| Exercise instructions |
Skip the pictures. Reproduce all other material exactly.

Saved data entries:

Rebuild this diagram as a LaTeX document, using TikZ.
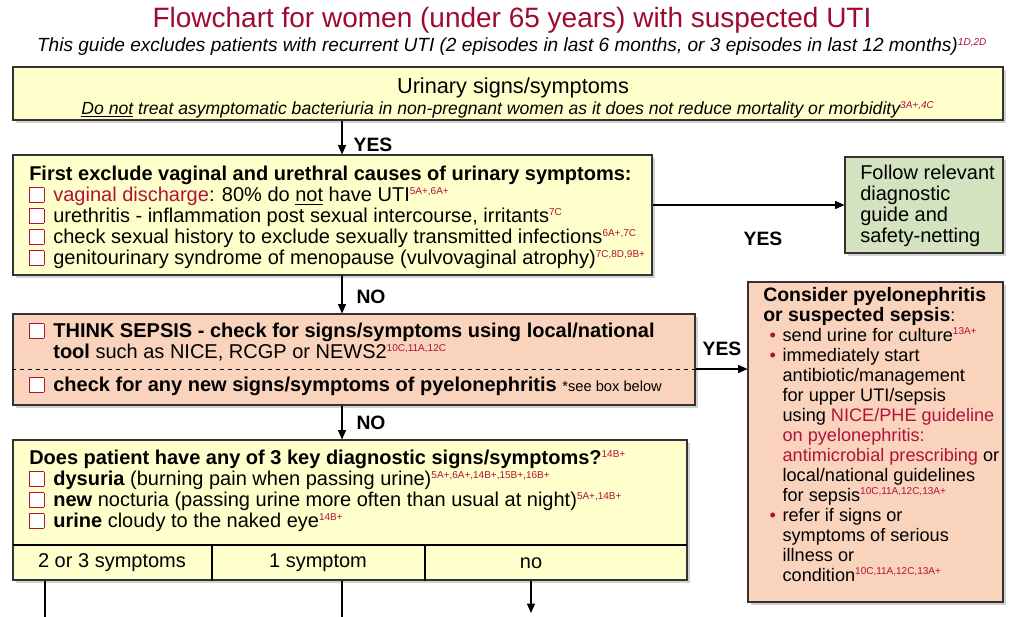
\documentclass[tikz,border=0pt]{standalone}
\usepackage{fontspec}
\setmainfont{Liberation Sans}
\usetikzlibrary{fit,shadows,arrows.meta}
\definecolor{refred}{HTML}{B0123A}
\definecolor{titred}{HTML}{9E0B2F}
\definecolor{yel}{HTML}{FFFFCC}
\definecolor{sal}{HTML}{FAD3BD}
\definecolor{grn}{HTML}{D3E2BF}
\newcommand\rf[1]{\textsuperscript{\color{refred}\fontsize{7.5}{8}\selectfont #1}}
\newcommand\cbx{{\setlength\fboxsep{0pt}\setlength\fboxrule{0.7pt}\fcolorbox{refred}{white}{\rule{0pt}{10pt}\rule{10pt}{0pt}}}\ \,}
\newcommand\bul{\llap{\textcolor{refred}{\textbullet}\hspace{5pt}}}
\newcommand\hdr[1]{{\fontsize{14.6}{15}\selectfont\textbf{#1}}}
\begin{document}
\begin{tikzpicture}[x=0.75pt,y=-0.75pt,
  box/.style={draw=black!80,line width=0.8pt,inner sep=0,drop shadow={shadow xshift=2pt,shadow yshift=-2pt,fill=black!35}},
  txt/.style={inner sep=0,anchor=north west,align=left,font=\fontsize{15}{15.75}\selectfont},
  lbl/.style={font=\bfseries\fontsize{14.5}{16}\selectfont},
  arr/.style={-{Triangle[length=7pt,width=6pt]},line width=0.8pt},
  ln/.style={line width=0.8pt}]
\useasboundingbox[fill=white] (0,0) rectangle (1024,617);
\coordinate (col) at (342,0);
\node[font=\fontsize{21}{23}\selectfont,text=titred] (title) at (512,20) {Flowchart for women (under 65 years) with suspected UTI};
\node[font=\itshape\fontsize{14.3}{16}\selectfont] (sub) at (512,47) {This guide excludes patients with recurrent UTI (2 episodes in last 6 months, or 3 episodes in last 12 months)\rf{1D,2D}};
% boxes
\node[box,fill=yel,fit={(13,67)(1003,120)}] (b1) {};
\node[box,fill=yel,fit={(13,155)(652,275)}] (b2) {};
\node[box,fill=grn,fit={(845,157)(1003,253)}] (g) {};
\node[box,fill=sal,fit={(13,314)(695,405)}] (b3) {};
\node[box,fill=sal,fit={(748,282)(1003,602)}] (r) {};
\node[box,fill=yel,fit={(13,440)(687,580)}] (b4) {};
% box1 text
\node[font=\fontsize{16.3}{18}\selectfont] (t1a) at (513,88) {Urinary signs/symptoms};
\node[font=\itshape\fontsize{13.2}{14}\selectfont] (t1b) at (508,110) {\underline{Do not} treat asymptomatic bacteriuria in non-pregnant women as it does not reduce mortality or morbidity\rf{3A+,4C}};
% box2 text
\node[txt] (t2) at (29,166) {\textbf{First exclude vaginal and urethral causes of urinary symptoms:}\\
\cbx\textcolor{refred}{vaginal discharge}: 80\% do \underline{not} have UTI\rf{5A+,6A+}\\
\cbx urethritis - inflammation post sexual intercourse, irritants\rf{7C}\\
\cbx check sexual history to exclude sexually transmitted infections\rf{6A+,7C}\\
\cbx genitourinary syndrome of menopause (vulvovaginal atrophy)\rf{7C,8D,9B+}};
% green text
\node[txt] (tg) at (860,165) {Follow relevant\\diagnostic\\guide and\\safety-netting};
% box3 text
\node[txt] (t3) at (29,323) {\cbx\textbf{THINK SEPSIS - check for signs/symptoms using local/national}\\
\phantom{\cbx}\textbf{tool} such as NICE, RCGP or NEWS2\rf{10C,11A,12C}};
\node[txt] (t3b) at (29,377) {\cbx\textbf{check for any new signs/symptoms of pyelonephritis} {\fontsize{11}{12}\selectfont *see box below}};
\draw[dashed,line width=0.6pt] (b3.west |- 0,369) -- (b3.east |- 0,369);
% right text
\node[txt,font=\fontsize{13.6}{15}\selectfont] (tr) at (763,287) {\hdr{Consider pyelonephritis}\\
\hdr{or suspected sepsis}:\\
\hspace*{14.5pt}\bul send urine for culture\rf{13A+}\\
\hspace*{14.5pt}\bul immediately start\\
\hspace*{14.5pt}antibiotic/management\\
\hspace*{14.5pt}for upper UTI/sepsis\\
\hspace*{14.5pt}using \textcolor{refred}{NICE/PHE guideline}\\
\hspace*{14.5pt}\textcolor{refred}{on pyelonephritis:}\\
\hspace*{14.5pt}\textcolor{refred}{antimicrobial prescribing} or\\
\hspace*{14.5pt}local/national guidelines\\
\hspace*{14.5pt}for sepsis\rf{10C,11A,12C,13A+}\\
\hspace*{14.5pt}\bul refer if signs or\\
\hspace*{14.5pt}symptoms of serious\\
\hspace*{14.5pt}illness or\\
\hspace*{14.5pt}condition\rf{10C,11A,12C,13A+}};
% box4 text
\node[txt] (t4) at (29,450) {\textbf{Does patient have any of 3 key diagnostic signs/symptoms?}\rf{14B+}\\
\cbx\textbf{dysuria} (burning pain when passing urine)\rf{5A+,6A+,14B+,15B+,16B+}\\
\cbx\textbf{new} nocturia (passing urine more often than usual at night)\rf{5A+,14B+}\\
\cbx\textbf{urine} cloudy to the naked eye\rf{14B+}};
\coordinate (s1) at (13,545); \coordinate (s2) at (687,545);
\draw[ln] (s1) -- (s2);
\coordinate (v1) at (212,545); \coordinate (v2) at (425,545);
\draw[ln] (v1) -- (v1 |- b4.south);
\draw[ln] (v2) -- (v2 |- b4.south);
\node[font=\fontsize{15}{16}\selectfont] (o1) at (112,563) {2 or 3 symptoms};
\node[font=\fontsize{15}{16}\selectfont] (o2) at (318,563) {1 symptom};
\node[font=\fontsize{15}{16}\selectfont] (o3) at (531,563) {no};
% connectors
\draw[arr] (b1.south -| col) -- (b2.north -| col);
\node[lbl] (y1) at (373,145) {YES};
\draw[arr] (b2.east |- g.west) -- (g.west);
\node[lbl] (y2) at (763,239) {YES};
\draw[arr] (b2.south -| col) -- (b3.north -| col);
\node[lbl] (n1) at (371,297) {NO};
\draw[arr] (b3.east |- 0,369) -- (r.west |- 0,369);
\node[lbl] (y3) at (722,349) {YES};
\draw[arr] (b3.south -| col) -- (b4.north -| col);
\node[lbl] (n2) at (371,423) {NO};
\coordinate (e1) at (45,617); \coordinate (e2) at (342,617); \coordinate (e3) at (531,613);
\draw[ln] (b4.south -| e1) -- (e1);
\draw[ln] (b4.south -| e2) -- (e2);
\draw[arr] (b4.south -| e3) -- (e3);
\end{tikzpicture}
\end{document}
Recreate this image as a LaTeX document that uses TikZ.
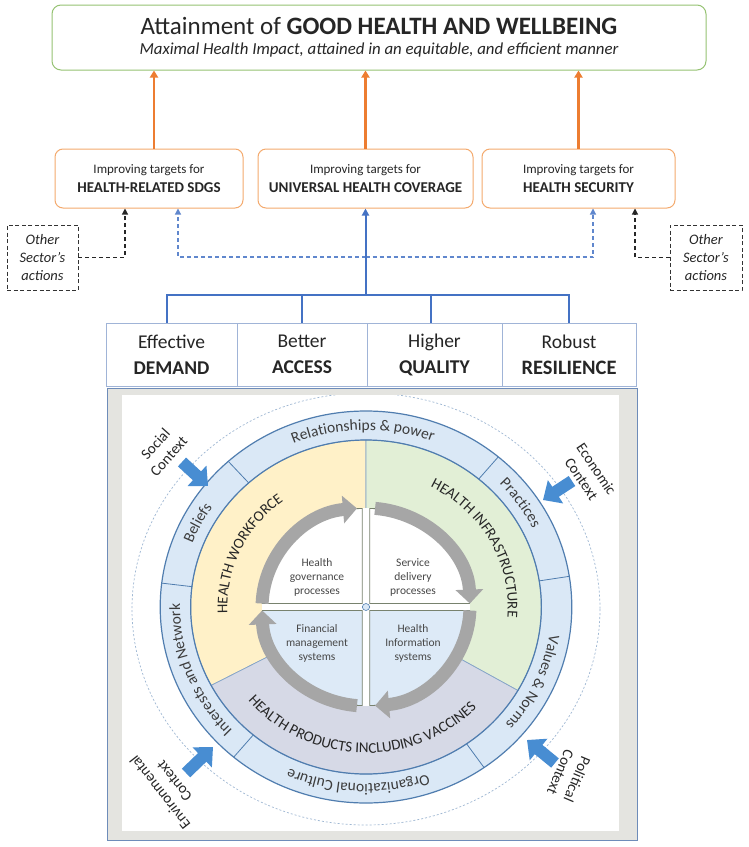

| Solved exercise |
Rebuild this diagram as a LaTeX document, using TikZ.
\documentclass[tikz,border=0pt]{standalone}
\usepackage{fontspec}
\setmainfont{Liberation Sans}
\usetikzlibrary{fit,shadows,arrows.meta}
\definecolor{refred}{HTML}{B0123A}
\definecolor{titred}{HTML}{9E0B2F}
\definecolor{yel}{HTML}{FFFFCC}
\definecolor{sal}{HTML}{FAD3BD}
\definecolor{grn}{HTML}{D3E2BF}
\newcommand\rf[1]{\textsuperscript{\color{refred}\fontsize{7.5}{8}\selectfont #1}}
\newcommand\cbx{{\setlength\fboxsep{0pt}\setlength\fboxrule{0.7pt}\fcolorbox{refred}{white}{\rule{0pt}{10pt}\rule{10pt}{0pt}}}\ \,}
\newcommand\bul{\llap{\textcolor{refred}{\textbullet}\hspace{5pt}}}
\newcommand\hdr[1]{{\fontsize{14.6}{15}\selectfont\textbf{#1}}}
\begin{document}
\begin{tikzpicture}[x=0.75pt,y=-0.75pt,
  box/.style={draw=black!80,line width=0.8pt,inner sep=0,drop shadow={shadow xshift=2pt,shadow yshift=-2pt,fill=black!35}},
  txt/.style={inner sep=0,anchor=north west,align=left,font=\fontsize{15}{15.75}\selectfont},
  lbl/.style={font=\bfseries\fontsize{14.5}{16}\selectfont},
  arr/.style={-{Triangle[length=7pt,width=6pt]},line width=0.8pt},
  ln/.style={line width=0.8pt}]
\useasboundingbox[fill=white] (0,0) rectangle (1024,617);
\coordinate (col) at (342,0);
\node[font=\fontsize{21}{23}\selectfont,text=titred] (title) at (512,20) {Flowchart for women (under 65 years) with suspected UTI};
\node[font=\itshape\fontsize{14.3}{16}\selectfont] (sub) at (512,47) {This guide excludes patients with recurrent UTI (2 episodes in last 6 months, or 3 episodes in last 12 months)\rf{1D,2D}};
% boxes
\node[box,fill=yel,fit={(13,67)(1003,120)}] (b1) {};
\node[box,fill=yel,fit={(13,155)(652,275)}] (b2) {};
\node[box,fill=grn,fit={(845,157)(1003,253)}] (g) {};
\node[box,fill=sal,fit={(13,314)(695,405)}] (b3) {};
\node[box,fill=sal,fit={(748,282)(1003,602)}] (r) {};
\node[box,fill=yel,fit={(13,440)(687,580)}] (b4) {};
% box1 text
\node[font=\fontsize{16.3}{18}\selectfont] (t1a) at (513,88) {Urinary signs/symptoms};
\node[font=\itshape\fontsize{13.2}{14}\selectfont] (t1b) at (508,110) {\underline{Do not} treat asymptomatic bacteriuria in non-pregnant women as it does not reduce mortality or morbidity\rf{3A+,4C}};
% box2 text
\node[txt] (t2) at (29,166) {\textbf{First exclude vaginal and urethral causes of urinary symptoms:}\\
\cbx\textcolor{refred}{vaginal discharge}: 80\% do \underline{not} have UTI\rf{5A+,6A+}\\
\cbx urethritis - inflammation post sexual intercourse, irritants\rf{7C}\\
\cbx check sexual history to exclude sexually transmitted infections\rf{6A+,7C}\\
\cbx genitourinary syndrome of menopause (vulvovaginal atrophy)\rf{7C,8D,9B+}};
% green text
\node[txt] (tg) at (860,165) {Follow relevant\\diagnostic\\guide and\\safety-netting};
% box3 text
\node[txt] (t3) at (29,323) {\cbx\textbf{THINK SEPSIS - check for signs/symptoms using local/national}\\
\phantom{\cbx}\textbf{tool} such as NICE, RCGP or NEWS2\rf{10C,11A,12C}};
\node[txt] (t3b) at (29,377) {\cbx\textbf{check for any new signs/symptoms of pyelonephritis} {\fontsize{11}{12}\selectfont *see box below}};
\draw[dashed,line width=0.6pt] (b3.west |- 0,369) -- (b3.east |- 0,369);
% right text
\node[txt,font=\fontsize{13.6}{15}\selectfont] (tr) at (763,287) {\hdr{Consider pyelonephritis}\\
\hdr{or suspected sepsis}:\\
\hspace*{14.5pt}\bul send urine for culture\rf{13A+}\\
\hspace*{14.5pt}\bul immediately start\\
\hspace*{14.5pt}antibiotic/management\\
\hspace*{14.5pt}for upper UTI/sepsis\\
\hspace*{14.5pt}using \textcolor{refred}{NICE/PHE guideline}\\
\hspace*{14.5pt}\textcolor{refred}{on pyelonephritis:}\\
\hspace*{14.5pt}\textcolor{refred}{antimicrobial prescribing} or\\
\hspace*{14.5pt}local/national guidelines\\
\hspace*{14.5pt}for sepsis\rf{10C,11A,12C,13A+}\\
\hspace*{14.5pt}\bul refer if signs or\\
\hspace*{14.5pt}symptoms of serious\\
\hspace*{14.5pt}illness or\\
\hspace*{14.5pt}condition\rf{10C,11A,12C,13A+}};
% box4 text
\node[txt] (t4) at (29,450) {\textbf{Does patient have any of 3 key diagnostic signs/symptoms?}\rf{14B+}\\
\cbx\textbf{dysuria} (burning pain when passing urine)\rf{5A+,6A+,14B+,15B+,16B+}\\
\cbx\textbf{new} nocturia (passing urine more often than usual at night)\rf{5A+,14B+}\\
\cbx\textbf{urine} cloudy to the naked eye\rf{14B+}};
\coordinate (s1) at (13,545); \coordinate (s2) at (687,545);
\draw[ln] (s1) -- (s2);
\coordinate (v1) at (212,545); \coordinate (v2) at (425,545);
\draw[ln] (v1) -- (v1 |- b4.south);
\draw[ln] (v2) -- (v2 |- b4.south);
\node[font=\fontsize{15}{16}\selectfont] (o1) at (112,563) {2 or 3 symptoms};
\node[font=\fontsize{15}{16}\selectfont] (o2) at (318,563) {1 symptom};
\node[font=\fontsize{15}{16}\selectfont] (o3) at (531,563) {no};
% connectors
\draw[arr] (b1.south -| col) -- (b2.north -| col);
\node[lbl] (y1) at (373,145) {YES};
\draw[arr] (b2.east |- g.west) -- (g.west);
\node[lbl] (y2) at (763,239) {YES};
\draw[arr] (b2.south -| col) -- (b3.north -| col);
\node[lbl] (n1) at (371,297) {NO};
\draw[arr] (b3.east |- 0,369) -- (r.west |- 0,369);
\node[lbl] (y3) at (722,349) {YES};
\draw[arr] (b3.south -| col) -- (b4.north -| col);
\node[lbl] (n2) at (371,423) {NO};
\coordinate (e1) at (45,617); \coordinate (e2) at (342,617); \coordinate (e3) at (531,613);
\draw[ln] (b4.south -| e1) -- (e1);
\draw[ln] (b4.south -| e2) -- (e2);
\draw[arr] (b4.south -| e3) -- (e3);
\end{tikzpicture}
\end{document}
Recreate this image as a LaTeX document that uses TikZ.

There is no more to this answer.